Deep Dive: How the Court Reached Its Decision
Sufficiency of the Indictment
The court determined that the indictment against Hausmann and Rise adequately alleged the essential elements of conspiracy to commit mail and wire fraud. It highlighted that the indictment correctly identified the fiduciary relationship between Hausmann and his clients, asserting that he had a duty to disclose any financial interests that could affect his representation. The court emphasized that Hausmann's undisclosed kickback arrangement constituted a violation of this fiduciary duty, as he profited from clients' settlements without their knowledge. Furthermore, the allegations included Hausmann's misuse of his position for personal gain, depriving clients of their right to honest services. The court also noted that the indictment clearly stated that the defendants utilized interstate mail and wire communications in the execution of the fraudulent scheme, which is a crucial element in proving mail and wire fraud. This sufficiency was reinforced by witness testimony that illustrated the clients' reliance on Hausmann's representations regarding their settlements. The court asserted that the indictment need not be perfectly framed, as long as it met minimal constitutional standards, which it did. Thus, the indictment was found to be sufficient to support the conspiracy charge.
Evidence of Guilt
The court examined the evidence presented against Rise and concluded that it was sufficient to support his conviction for conspiracy to commit mail and wire fraud. It noted that Rise knowingly participated in the kickback scheme by signing checks to third-party recipients, facilitating Hausmann's illicit arrangement. The court highlighted that even if Rise claimed ignorance of Hausmann's fraudulent activities, the law held that knowingly paying an illegal kickback implicated him in the conspiracy. The court referred to prior case law, establishing that a co-conspirator could be held accountable for actions taken in furtherance of the conspiracy, even if he did not fully comprehend the fraud's scope. The evidence included testimony from clients who were unaware of the kickback scheme and relied on Hausmann's representations regarding their settlements. The court also pointed out that Hausmann's deceptive practices, which affected the clients' understanding of their financial arrangements, constituted a violation of their rights. A rational jury could have found Rise guilty based on the evidence presented, affirming that his actions were integral to the conspiracy. Consequently, the court upheld the conviction.

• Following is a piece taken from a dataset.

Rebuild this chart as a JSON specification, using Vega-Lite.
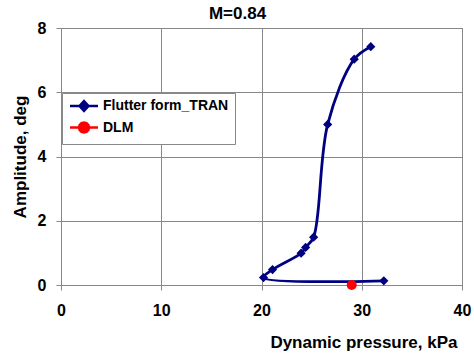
{
  "$schema": "https://vega.github.io/schema/vega-lite/v6.json",
  "width": 401,
  "height": 257,
  "autosize": {"type": "none"},
  "padding": {"left": 61, "top": 28, "right": 12, "bottom": 76},
  "background": "white",
  "title": {"text": "M=0.84", "font": "Liberation Sans", "fontSize": 17, "fontWeight": "bold", "anchor": "middle", "frame": "group", "dx": -24, "offset": -3, "color": "black"},
  "config": {
    "view": {"stroke": "#888888", "strokeWidth": 1},
    "axis": {
      "labelFont": "Liberation Sans", "labelFontSize": 16, "labelFontWeight": "bold", "labelColor": "black",
      "titleFont": "Liberation Sans", "titleFontSize": 17, "titleFontWeight": "bold", "titleColor": "black",
      "gridColor": "#888888", "gridWidth": 1, "gridOpacity": 1,
      "domainColor": "#888888", "tickColor": "#888888", "tickSize": 5,
      "labelFlush": false, "labelOverlap": false
    }
  },
  "data": {"values": [
    {"series": "Flutter form_TRAN", "order": 1, "q": 32.2, "amp": 0.13},
    {"series": "Flutter form_TRAN", "order": 2, "q": 20.2, "amp": 0.23},
    {"series": "Flutter form_TRAN", "order": 3, "q": 21.1, "amp": 0.48},
    {"series": "Flutter form_TRAN", "order": 4, "q": 23.95, "amp": 0.99},
    {"series": "Flutter form_TRAN", "order": 5, "q": 24.4, "amp": 1.17},
    {"series": "Flutter form_TRAN", "order": 6, "q": 25.2, "amp": 1.49},
    {"series": "Flutter form_TRAN", "order": 7, "q": 26.6, "amp": 5.0},
    {"series": "Flutter form_TRAN", "order": 8, "q": 29.25, "amp": 7.03},
    {"series": "Flutter form_TRAN", "order": 9, "q": 30.9, "amp": 7.42},
    {"series": "DLM", "order": 1, "q": 29.0, "amp": 0.0}
  ]},
  "layer": [
    {
      "mark": {"type": "line", "interpolate": "catmull-rom", "strokeWidth": 2.8},
      "encoding": {
        "x": {"field": "q", "type": "quantitative", "scale": {"domain": [0, 40], "nice": false},
              "axis": {"values": [0, 10, 20, 30, 40], "title": "Dynamic pressure, kPa", "titleAnchor": "end", "titleX": 396, "labelPadding": 12, "titlePadding": 16}},
        "y": {"field": "amp", "type": "quantitative", "scale": {"domain": [0, 8], "nice": false},
              "axis": {"values": [0, 2, 4, 6, 8], "title": "Amplitude, deg", "labelPadding": 10, "titlePadding": 8}},
        "order": {"field": "order", "type": "quantitative"},
        "color": {
          "field": "series", "type": "nominal",
          "scale": {"domain": ["Flutter form_TRAN", "DLM"], "range": ["#000080", "#ff0000"]},
          "legend": {
            "title": null, "orient": "none", "legendX": 1, "legendY": 65,
            "strokeColor": "#888888", "fillColor": "white", "padding": 6, "cornerRadius": 0,
            "symbolSize": 100, "symbolStrokeWidth": 2.5, "symbolType": "M-1,0L4.6,0",
            "labelFont": "Liberation Sans", "labelFontSize": 14, "labelFontWeight": "bold", "labelColor": "black",
            "labelOffset": 21, "rowPadding": 1.5,
            "encode": {"symbols": {"update": {
              "shape": {"signal": "datum.value === 'DLM' ? 'M-1,0L4.6,0M2.8,0L2.666,0.5L2.3,0.866L1.8,1L1.3,0.866L0.934,0.5L0.8,0L0.934,-0.5L1.3,-0.866L1.8,-1L2.3,-0.866L2.666,-0.5Z' : 'M-1,0L4.6,0M1.8,-1L2.7,0L1.8,1L0.9,0Z'"},
              "fill": {"scale": "color", "field": "value"},
              "stroke": {"scale": "color", "field": "value"},
              "strokeWidth": {"value": 2.5},
              "opacity": {"value": 1}
            }}}
          }
        }
      }
    },
    {
      "transform": [{"filter": "datum.series === 'Flutter form_TRAN'"}],
      "mark": {"type": "point", "shape": "diamond", "filled": true, "size": 85, "color": "#000080", "opacity": 1},
      "encoding": {
        "x": {"field": "q", "type": "quantitative"},
        "y": {"field": "amp", "type": "quantitative"}
      }
    },
    {
      "transform": [{"filter": "datum.series === 'DLM'"}],
      "mark": {"type": "point", "shape": "circle", "filled": true, "size": 100, "color": "#ff0000", "opacity": 1},
      "encoding": {
        "x": {"field": "q", "type": "quantitative"},
        "y": {"field": "amp", "type": "quantitative"}
      }
    }
  ]
}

Constitutionality of Mail and Wire Fraud Statutes
The court ruled that the application of the mail and wire fraud statutes to Hausmann and Rise's conduct was constitutional and not void for vagueness. It explained that vagueness could invalidate a law if it fails to provide ordinary people with adequate notice of what conduct is prohibited or if it encourages arbitrary enforcement. The court found that the defendants had sufficient notice, as established by prior case law, that misusing a fiduciary position for personal gain could lead to criminal liability under the mail and wire fraud statutes. It further clarified that Hausmann's fiduciary duty towards his clients distinguished this case from scenarios in which the government might overreach in enforcing criminal statutes against private agreements. The court rejected the defendants' claims that their actions should only be subject to state law, emphasizing the federal government's authority to regulate fraudulent conduct involving interstate communications. The indictment explicitly connected the defendants' actions to interstate mail and wire communications, reinforcing the federal interest in prosecuting such conduct. Therefore, the court held that the mail and wire fraud statutes were not unconstitutionally vague and affirmed their application to the defendants' actions.
Jury Instructions
The appellate court reviewed the jury instructions provided during Rise's trial and found them to be adequate and accurate. Rise argued that the instructions failed to require the jury to find that he reasonably contemplated harm to Hausmann's clients and that the scheme was intended to result in loss to them as well. However, the court noted that the law did not necessitate such a requirement for conviction, and the jury instructions sufficiently communicated the essential elements of the offense. The court pointed out that the jury was instructed to find that a fiduciary relationship existed and that Rise knowingly engaged in a scheme to deprive clients of their right to honest services. The instructions implicitly encompassed the concepts of loss to the clients and gain to Hausmann, as the deprivation of honest services itself constituted a type of loss. The court concluded that there was no legal error in the jury instructions and rejected Rise's claim that they were inadequate. Thus, it upheld the jury's findings based on the given instructions.
Calculation of Loss Amount
Hausmann contested the district court's calculation of the loss amount attributable to his fraudulent activities, asserting that the court failed to account for the value of free services and fee reductions provided to clients. He argued that these factors should offset the calculated loss of $77,062.87, which represented the total kickbacks received. However, the court determined that the services and reductions claimed by Hausmann were routinely provided to all clients of his law firm and not specific to those who were victims of the fraud. The court explained that the relevant inquiry was whether the alleged services diminished the net detriment to the victims compared to other non-victimized clients, which they did not. Consequently, the court upheld the district court's decision to exclude the value of these services from the loss calculation. This reasoning adhered to the United States Sentencing Guidelines, which stipulate that loss amounts should reflect the net detriment to victims rather than gross amounts exchanged. Thus, the court affirmed the lower court's findings regarding the loss amount attributable to Hausmann's fraudulent scheme.